Tribal wellness programs and tribal schools in the U.S. will be able to purchase the shoe at wholesale price and then pass it along to individuals, often at no cost.

"Nike is aware of the growing health issues facing Native Americans," said Sam McCraken, manager of Nike's Native American Business program, which was created in 2000. "We are stepping up our commitment ... to elevate the issue of Native American health and wellness."

All profits from the sale of the shoe will be reinvested in health programs for tribal lands, where problems with obesity, diabetes and related conditions are near epidemic levels in some tribes.

Nike said it is the first time the company has designed a shoe for a specific race or ethnicity although it does measure a range of populations in shaping its products.

Nike designers and researchers looked at the feet of more than 200 people from more than 70 tribes nationwide and found that in general, American Indians had a much wider and taller foot than the average shoe could accommodate.

The average shoe width of men and women measured was three width sizes larger than the standard Nike shoe.

As a result, the Air Native is wider with a larger toe box. The shoe has fewer seams for irritation and a thicker sock liner for comfort.

It is aesthetically modest but features several "heritage callouts" as one product manager described it. A sunrise to sunset to sunrise pattern designers is on the tongue and heel of the shoe. Feathers designs adorn the inside and stars are on the sole to represent the night.
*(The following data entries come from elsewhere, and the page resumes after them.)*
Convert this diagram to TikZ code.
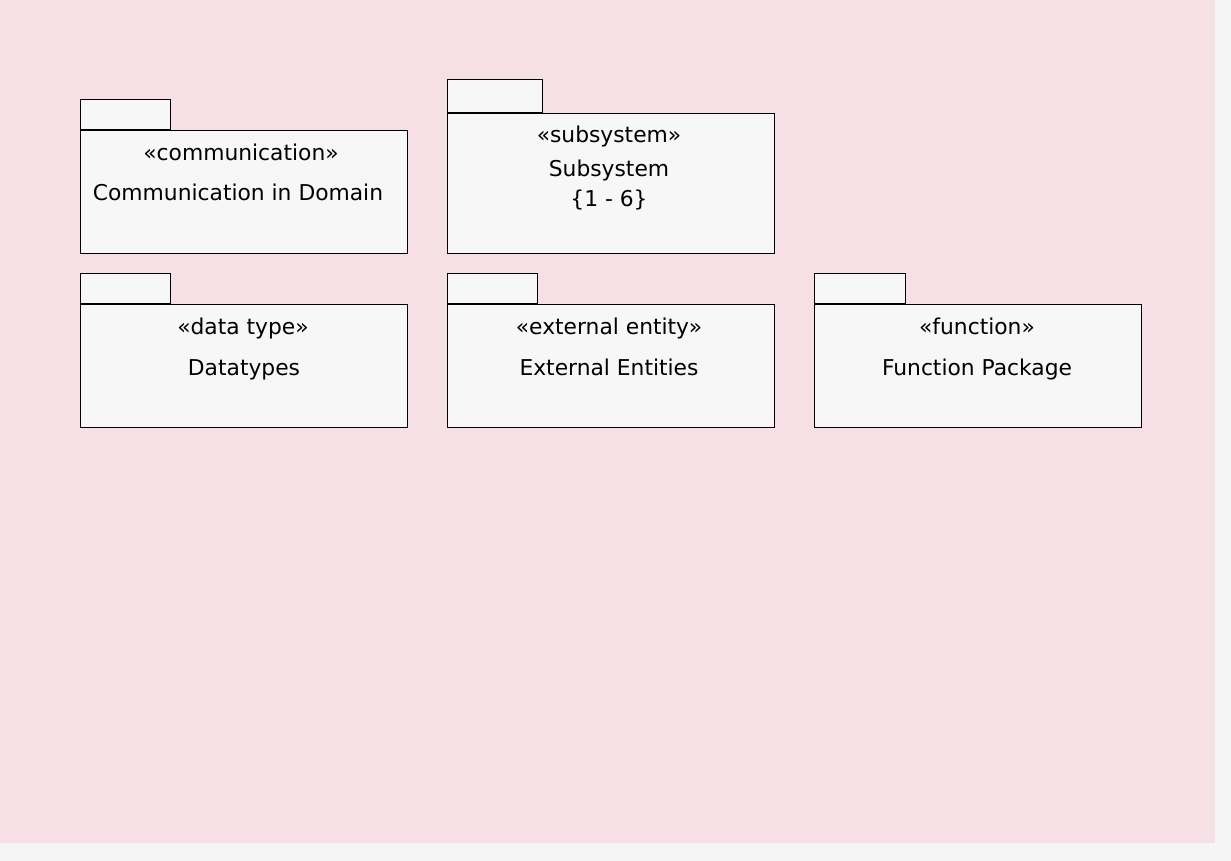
\documentclass[tikz,border=0pt]{standalone}
\usepackage{fontspec}
\setmainfont{DejaVu Sans}
\definecolor{bgpink}{HTML}{F6E0E6}
\definecolor{boxgray}{HTML}{F7F7F7}
\definecolor{rimgray}{HTML}{F5F5F5}
\tikzset{
  pkg/.style={draw, fill=boxgray, line width=0.5pt, anchor=north west, inner sep=0pt, minimum width=163.5pt, minimum height=61.5pt},
  pkgtab/.style={draw, fill=boxgray, line width=0.5pt, anchor=south west, inner sep=0pt, minimum height=15pt},
  lbl/.style={inner sep=0pt, text height=8pt, text depth=2.4pt, yshift=-1.2pt, font=\fontsize{10.9pt}{12pt}\selectfont}
}
\begin{document}
\begin{tikzpicture}[x=0.5pt, y=-0.5pt]
\fill[rimgray] (0,0) rectangle (1231,861);
\fill[bgpink] (0,0) rectangle (1215,843);
\useasboundingbox (0,0) rectangle (1231,861);
% top row
\node[pkg] (comm) at (80,130){};
\node[pkgtab, minimum width=45pt] (commtab) at (comm.north west){};
\node[lbl] (commst) at (241,153){«communication»};
\node[lbl] (commnm) at (238,193){Communication in Domain};
\node[pkg, minimum height=70pt] (subs) at (447,113){};
\node[pkgtab, minimum width=47.5pt, minimum height=16.5pt] (substab) at (subs.north west){};
\node[lbl] (subsst) at (609,135){«subsystem»};
\node[lbl] (subsnm) at (609,169){Subsystem};
\node[lbl] (subsmul) at (609,199){\{1 - 6\}};
% bottom row
\node[pkg] (dtyp) at (80,304){};
\node[pkgtab, minimum width=45pt] (dtyptab) at (dtyp.north west){};
\node[lbl] (dtypst) at (243,327){«data type»};
\node[lbl] (dtypnm) at (244,367){Datatypes};
\node[pkg] (extn) at (447,304){};
\node[pkgtab, minimum width=45pt] (extntab) at (extn.north west){};
\node[lbl] (extnst) at (609,327){«external entity»};
\node[lbl] (extnnm) at (609,367){External Entities};
\node[pkg] (func) at (814,304){};
\node[pkgtab, minimum width=45.5pt] (functab) at (func.north west){};
\node[lbl] (funcst) at (977,327){«function»};
\node[lbl] (funcnm) at (977,367){Function Package};
\end{tikzpicture}
\end{document}
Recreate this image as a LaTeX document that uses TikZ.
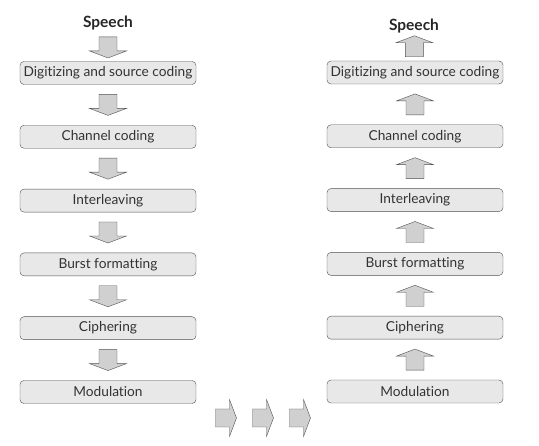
\documentclass[tikz,border=0pt]{standalone}
\usepackage{fontspec}
\setmainfont{Lato}[Ligatures=NoCommon]
\usetikzlibrary{calc}

\definecolor{boxfill}{HTML}{E8E8E8}
\definecolor{arrfill}{HTML}{D0D0D0}
\definecolor{edge}{HTML}{505050}
\definecolor{txt}{HTML}{333333}

\tikzset{
  stage/.style={draw=edge, fill=boxfill, rounded corners=4pt, text=txt,
    minimum width=176pt, minimum height=23pt, inner sep=0pt,
    font=\fontsize{13.7}{15}\selectfont},
  speech/.style={font=\fontsize{15.5}{17}\selectfont\bfseries, text=black!85},
  % block arrow pointing along +x, placed and turned with rotate
  blockarr/.pic={
    \draw[draw=edge, fill=arrfill, line join=miter]
      (-10.5,-9) -- (3.5,-9) -- (3.5,-18.5) -- (10.5,0) -- (3.5,18.5)
      -- (3.5,9) -- (-10.5,9) -- cycle;
  }
}

\begin{document}
\begin{tikzpicture}[x=1pt, y=1pt]
  \useasboundingbox (0,0) rectangle (539,446);

  \node[speech] (SL) at (108,423) {Speech};
  \node[speech] (SR) at (414,420) {Speech};

  \foreach \i/\t in {1/Digitizing and source coding, 2/Channel coding,
      3/Interleaving, 4/Burst formatting, 5/Ciphering, 6/Modulation} {
    \node[stage] (L\i) at (108,{373-63.8*(\i-1)}) {\t};
    \node[stage] (R\i) at (415,{373.5-63.8*(\i-1)}) {\t};
  }

  % sending side, top to bottom
  \pic[rotate=-90] at ($(SL.south)!0.5!(L1.north)$) {blockarr};
  \foreach \i [evaluate=\i as \j using int(\i+1)] in {1,...,5} {
    \pic[rotate=-90] at ($(L\i.south)!0.5!(L\j.north)$) {blockarr};
  }

  % receiving side, bottom to top
  \pic[rotate=90] at ($(SR.south)!0.4!(R1.north)$) {blockarr};
  \foreach \i [evaluate=\i as \j using int(\i+1)] in {1,...,5} {
    \pic[rotate=90] at ($(R\j.north)!0.5!(R\i.south)$) {blockarr};
  }

  % transmission
  \foreach \x in {226,263,300} {
    \pic at (\x,28) {blockarr};
  }
\end{tikzpicture}
\end{document}
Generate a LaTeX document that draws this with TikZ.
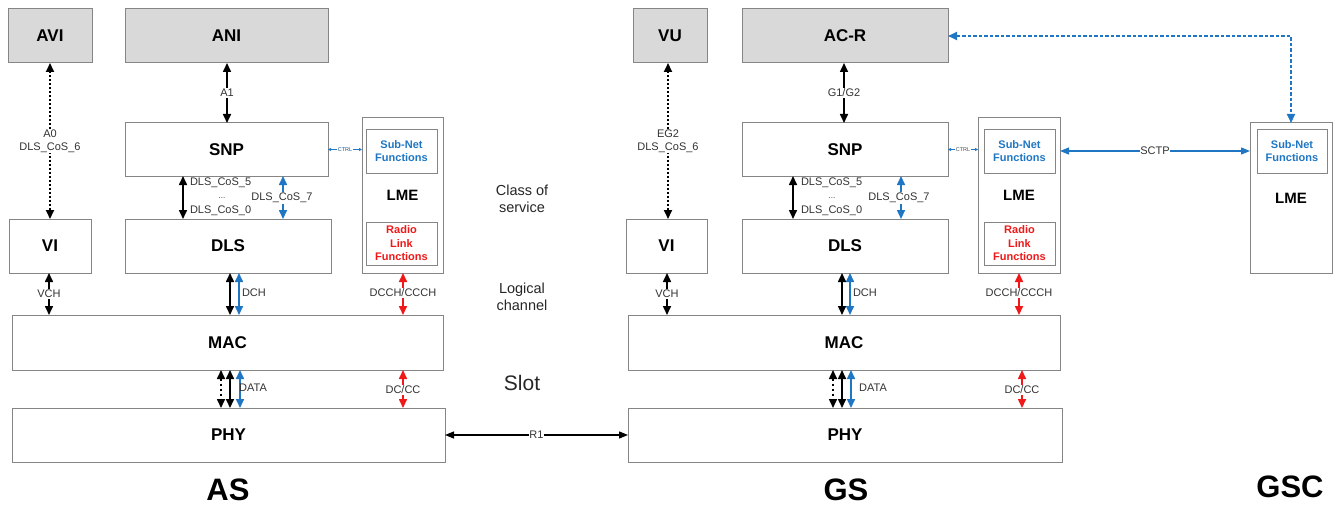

And the N7 is a reference to the seventh generation theory used by some tribes to look to the three generations preceding them for wisdom and the three generations ahead for their legacy.

The company anticipates selling at least 10,000 pairs and raising $200,000 (141,784 EUR) for tribal programs.

At $42.80 (30.34 EUR) wholesale, the shoe represents less of a financial opportunity than a goodwill and branding effort.

The Beaverton company prides itself on designing specifically for certain athletes and having close ties to its customers. Nike has been involved with the tribal community for years, supporting tribal athletic teams, events and other social initiatives.

Dr. Kelly Acton, director of the national diabetes program for Indian Health Services, said she was dubious of working with a corporation at first but said she was delighted with the result, saying Nike "bent over backwards" to design a shoe and respect public health needs.